Monday, May 6, 2013

The Cure



Originally published in: Tales of the TMNT (Vol. 2) #20
Publication date: February, 2006

Story: Steve Murphy
Pencils: Jim Lawson
Inks and letters: Eric Talbot

“The Cure”

Summary:

In a cavern deep beneath New York’s sewers, a fish-woman passes a cave painting depicting an evil-looking Ninja Turtle killing a giant turtle.  Accompanying the fish-woman is another giant turtle, though much smaller than the one depicted in the cave painting.  Strapped to the fish-woman’s back is a papoose.  From within comes the sound of coughing.  The fish-woman inspects several barnacles lining the side of the cave near a subterranean lake.  They are all empty.  More coughing comes from her papoose, so she looks at the lake and accepts what she must do.


Together, she and the giant turtle dive into the lake and traverse the dark underwater tunnels.  Suddenly, they’re attacked by a pair of ichthyosaurs.  The giant turtle fights one off, but the other manages to separate the fish-woman from her papoose.  She kills the ichthyosaur with her spear and retrieves her papoose before it sinks into the inky blackness.

The fish-woman and the giant turtle surface at another subterranean lake and rest on the shore.  The fish-woman sees that the barnacles lining the cavern walls are “blooming”.  She opens her papoose and lifts out her coughing infant.  She gives the infant one of the barnacle flowers to chew on and the child instantly begins to feel better.  The fish-woman smiles and ventures back into the caves with the giant turtle.


Turtle Tips:

*This story takes place after TMNT (Vol. 2) #5, where Leo killed the giant turtle and fought the fish-woman.

*According to the opening editorial by Murphy, this story came to him in a dream, complete (save for the cave drawings).  In his eyes, he feels it is about his wife and daughter.

*According to Steve Murphy's opening editorial of Tales of the TMNT (Vol. 2) #17, the fish-woman who appeared in this story is named "Rhianna".  She is never actually identified by that name in any of the comics.


Review:

Hooray!  A happy ending!

The fish-woman and giant turtle arc from TMNT Vol. 2 always left me sort of cold, as there was no build-up to it and no follow-up, either.  It’s just this totally random chunk of weirdness that’s never addressed again.  Well, not until this short comic, anyway.

Murphy provides a pleasant epilogue to that storyline from the point of view of the fish-woman.  The child who Leo nearly killed in a blind rage is shown to have survived.  Not only that, but the race of giant turtles seem to have endured, with this smaller one looking to be the offspring of the bigger one Leo killed (he was having a bad day).  It’s a sweet tale of a mother going through Hell to help her child and the devotion of a true friend to see her along the way.

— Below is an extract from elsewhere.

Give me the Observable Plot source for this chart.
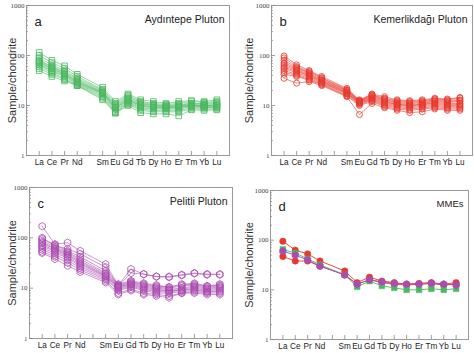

That being said, it still undermines “Sons of the Silent Age”, one of Murphy’s best stories, by showing that the fish-people survived extinction.  Now, I’m not a cruel guy; it’s not like I WANT the fish-people to all die off.  I’m just saying that when the entire thematic point of “Sons of the Silent Age” is the tragedy of extinction, showing that the creatures didn’t actually go extinct kinda pulls the rug out from under it, right?  Really, they should have just left well enough alone and not revisited “Sons of the Silent Age”.  To be fair, it was Lawson who chose to revive the fish-people back in TMNT Vol. 2, so I don’t blame Murphy for exploring that continuation some more. 

And while it seems contradictory, I AM happy that this epilogue gives the fish-people something bordering on a happy (or hopeful) ending.  If the fish-people HAD to be brought back from oblivion, you might as well do something different with them rather than try to recapture the drama of “Sons of the Silent Age” by dooming their race a second time.

“The Cure” is a long overdue follow-up to a Volume 2 storyline.  In terms of the Volume 2 narrative, I’m glad we got it.

Grade: C (as in, “Can’t say I know for sure what those prehistoric fish were, really.  Ichthyosaur was sort of a guess”.)